Quality Assurance Tips

It is easy to make subtle mistakes when transcribing coefficients or interpreting the results. To safeguard your process:

• Check orthogonality: Confirm that the dot product between your normal vector and any vector lying in the plane equals zero within numerical tolerance.
• Validate with sample points: Substitute at least two known points into the final equation to ensure they produce zero (or nearly zero when rounding is involved).
• Monitor units: Ensure that all coordinates share the same units. Mixing meters and millimeters will distort D and the intercepts.
• Evaluate sensitivity: Slightly perturb each input and observe how much the plane coefficients change.

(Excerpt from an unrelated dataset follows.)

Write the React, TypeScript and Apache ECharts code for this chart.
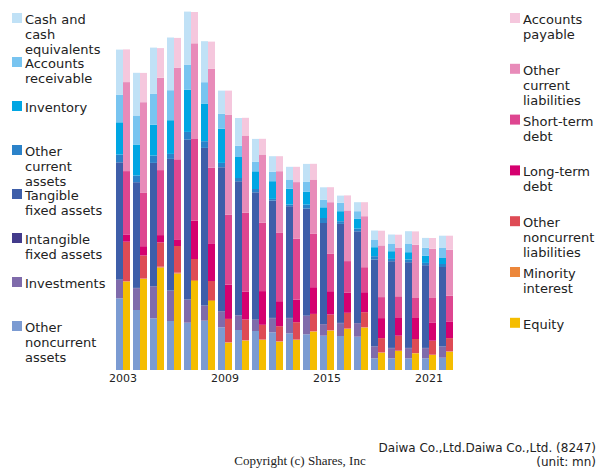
import React, { useEffect, useRef } from "react";
import * as echarts from "echarts";

const years = ["2003","2004","2005","2006","2007","2008","2009","2010","2011","2012","2013","2014","2015","2016","2017","2018","2019","2020","2021","2022"];

// Assets (bottom to top)
const otherNoncurrentAssets = [71.7, 60, 51.7, 49, 47.3, 49.3, 42.7, 40, 39, 37.7, 36.7, 35.7, 34.3, 34, 33.3, 11.7, 11.7, 11.7, 11.7, 12.3];
const investments = [18.3, 21.7, 31.7, 30, 22.7, 14.7, 15.7, 14.3, 11, 14, 15, 18.3, 11.3, 12.7, 13.3, 11.7, 10, 10, 10, 11];
const intangibleFixedAssets = [0.4, 0.4, 0.4, 0.4, 0.4, 0.4, 0.4, 0.4, 0.4, 0.4, 0.4, 0.4, 0.4, 0.4, 0.4, 0.4, 0.4, 0.4, 0.4, 0.4];
const tangibleFixedAssets = [117.3, 105.7, 123.3, 131.7, 160, 157.7, 144, 134, 127.3, 117.3, 111.7, 107, 101, 99, 91.7, 86.7, 86.7, 85.7, 82.7, 79.3];
const otherCurrentAssets = [7.7, 6.7, 7.3, 5, 7.7, 6.7, 4.3, 3.3, 3.3, 1.7, 1.7, 4, 5, 2.7, 2.7, 3.3, 2.3, 2.7, 2.3, 3];
const inventory = [32.3, 31, 31, 33.7, 42.3, 37.7, 34.3, 21, 17.7, 17.7, 15.7, 13, 10.7, 10, 9.7, 9, 7.7, 7.3, 7.3, 6];
const accountsReceivable = [27.7, 29, 31, 30, 25, 21.3, 14.7, 11.3, 9.7, 9.3, 9.3, 10, 7.7, 8.3, 7.7, 7.7, 7.7, 8.7, 7.7, 10];
const cashAndEquivalents = [45, 42.7, 46, 52.7, 53, 41, 23.3, 27.7, 22.7, 15.7, 12.7, 17.7, 12.3, 7.3, 9, 9, 9, 12.3, 10, 12.3];

// Liabilities and equity (bottom to top)
const equity = [88.3, 91, 102.3, 96.3, 89, 69, 27.3, 29.3, 30, 28.3, 30, 38.3, 39.3, 41, 42.3, 17.3, 19, 16.7, 15, 18.3];
const minorityInterest = [0.7, 0.5, 1, 1, 1, 1, 0.5, 0.5, 0.5, 0.5, 0.5, 0.5, 0.5, 0.5, 0.5, 0.3, 0.3, 0.3, 0.3, 0.3];
const otherNoncurrentLiabilities = [39.3, 23, 24.3, 26.7, 21, 19, 23.3, 20.7, 14.7, 15, 17.3, 17.3, 15.7, 15.7, 15, 14.3, 15, 14, 14, 13.3];
const longTermDebt = [7.3, 9.3, 7.3, 6.7, 38.3, 37.7, 34.3, 27.7, 33.7, 25, 22.7, 26.7, 23.3, 20, 20, 20, 17.7, 21, 18.3, 16.7];
const shortTermDebt = [63.3, 53.3, 65, 80, 81.7, 75.7, 70, 79, 68.3, 68.3, 60.7, 53.7, 37.7, 31.7, 25, 21, 21.7, 20, 25, 25.7];
const otherCurrentLiabilities = [89, 90.7, 92.3, 91.7, 95.7, 98.7, 100, 77.3, 68.3, 61.7, 56.7, 54, 51.3, 50.7, 51, 51.7, 48.3, 53.3, 48.7, 46];
const accountsPayable = [32.7, 29.3, 29.7, 29.7, 31.3, 27.3, 24, 17.7, 15.7, 15, 15.3, 15.7, 15, 15, 14, 14.7, 13.3, 13.3, 10.7, 14];

const assetSeries = [
  { name: "Other noncurrent assets", label: "Other\nnoncurrent\nassets", data: otherNoncurrentAssets, color: "#7b9bd2" },
  { name: "Investments", label: "Investments", data: investments, color: "#7f6bab" },
  { name: "Intangible fixed assets", label: "Intangible\nfixed assets", data: intangibleFixedAssets, color: "#433b8b" },
  { name: "Tangible fixed assets", label: "Tangible\nfixed assets", data: tangibleFixedAssets, color: "#3e5ea9" },
  { name: "Other current assets", label: "Other\ncurrent\nassets", data: otherCurrentAssets, color: "#2b82c9" },
  { name: "Inventory", label: "Inventory", data: inventory, color: "#00a6e3" },
  { name: "Accounts receivable", label: "Accounts\nreceivable", data: accountsReceivable, color: "#78c4f0" },
  { name: "Cash and cash equivalents", label: "Cash and\ncash\nequivalents", data: cashAndEquivalents, color: "#c0e1f6" },
];

const liabilitySeries = [
  { name: "Equity", label: "Equity", data: equity, color: "#f5bd00" },
  { name: "Minority interest", label: "Minority\ninterest", data: minorityInterest, color: "#ec873b" },
  { name: "Other noncurrent liabilities", label: "Other\nnoncurrent\nliabilities", data: otherNoncurrentLiabilities, color: "#de4b55" },
  { name: "Long-term debt", label: "Long-term\ndebt", data: longTermDebt, color: "#d5006f" },
  { name: "Short-term debt", label: "Short-term\ndebt", data: shortTermDebt, color: "#de4690" },
  { name: "Other current liabilities", label: "Other\ncurrent\nliabilities", data: otherCurrentLiabilities, color: "#e88bb9" },
  { name: "Accounts payable", label: "Accounts\npayable", data: accountsPayable, color: "#f5c7dd" },
];

const FONT = "DejaVu Sans";

export default function App() {
  const ref = useRef<HTMLDivElement>(null);
  useEffect(() => {
    if (!ref.current) return;
    const chart = echarts.init(ref.current, null, { renderer: "svg" });

    const series: any[] = [];
    assetSeries.forEach((s) =>
      series.push({
        type: "bar", name: s.name, stack: "assets", data: s.data,
        barWidth: 7, barGap: "0%",
        itemStyle: { color: s.color }, emphasis: { disabled: true },
      })
    );
    liabilitySeries.forEach((s) =>
      series.push({
        type: "bar", name: s.name, stack: "liabilities", data: s.data,
        barWidth: 7, barGap: "0%",
        itemStyle: { color: s.color }, emphasis: { disabled: true },
      })
    );

    const graphic: any[] = [];
    const leftItems = [...assetSeries].reverse();
    leftItems.forEach((s, i) => {
      const y = 13 + i * 44;
      graphic.push({ type: "rect", left: 12, top: y, shape: { width: 10, height: 10 }, style: { fill: s.color } });
      graphic.push({ type: "text", x: 25, y: y - 1, style: { text: s.label, font: `13px '${FONT}'`, fill: "#222", lineHeight: 15, verticalAlign: "top" } });
    });
    const rightItems = [...liabilitySeries].reverse();
    rightItems.forEach((s, i) => {
      const y = 13 + i * 50.8;
      graphic.push({ type: "rect", left: 510, top: y, shape: { width: 10, height: 10 }, style: { fill: s.color } });
      graphic.push({ type: "text", x: 523, y: y - 1, style: { text: s.label, font: `13px '${FONT}'`, fill: "#222", lineHeight: 15, verticalAlign: "top" } });
    });
    graphic.push({ type: "text", x: 596, y: 441, style: { text: "Daiwa Co.,Ltd.Daiwa Co.,Ltd. (8247)\n(unit: mn)", font: `12px '${FONT}'`, fill: "#222", align: "right", lineHeight: 14, verticalAlign: "top" } });
    graphic.push({ type: "text", x: 300, y: 454, style: { text: "Copyright (c) Shares, Inc", font: "13px 'Liberation Serif'", fill: "#222", align: "center", verticalAlign: "top" } });

    chart.setOption({
      animation: false,
      grid: { left: 114.5, right: 145.5, top: 10, bottom: 100 },
      xAxis: {
        type: "category", data: years,
        axisLine: { show: false }, axisTick: { show: false },
        axisLabel: { interval: 5, color: "#222", fontFamily: FONT, fontSize: 11, margin: 3 },
      },
      yAxis: { type: "value", min: 0, max: 360, show: false, splitLine: { show: false } },
      series,
      graphic,
    });
    return () => chart.dispose();
  }, []);
  return <div ref={ref} style={{ position: "absolute", left: 0, top: 0, width: 600, height: 470 }} />;
}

This identifies whether your system is ill-conditioned.

In high-stakes engineering, these checks are mandatory. For example, when calibrating an aircraft wind-tunnel model, a minor error in the reference plane orientation could translate into incorrect aerodynamic force readings, potentially misguiding design decisions.

Extending the Calculator to Point-Fitting

Many users wonder how to adapt the same principles when they only have scattered points. The underlying mathematics involves forming a design matrix from your points, computing the covariance matrix, and extracting the eigenvector associated with the smallest eigenvalue. That eigenvector becomes the normal of the best-fit plane. Once the normal is known, you can plug any point from the dataset—or the centroid for improved stability—into this calculator to express the plane in the desired format. Although this step requires more computation, the separation between deriving the normal and documenting the plane keeps your calculations modular and auditable.

Integrating with Automation Pipelines

The calculator can serve as a prototype for automated scripts. Many organizations embed similar logic into Python, MATLAB, or JavaScript pipelines to process thousands of planes per day. Even when automation is the objective, working through a few cases in a visual, interactive calculator helps validate assumptions. You can verify that numeric precision is sufficient, intercepts behave as expected, and output strings follow the conventions your colleagues need. Once satisfied, port the logic to your automated stack, confident that the math has been vetted in a transparent environment.

Future Outlook

As sensor networks produce denser point clouds and as simulation meshes grow, the importance of precise and interpretable plane equations will only increase. Emerging standards from organizations like ASTM and ISO continue to tighten tolerances for geospatial and manufacturing data exchange, meaning every engineering discipline benefits from consistent plane definitions. Whether you are documenting a research paper, calibrating a robotic manipulator, or designing a virtual environment, a trusted equation-of-the-plane calculator remains a critical part of your toolkit.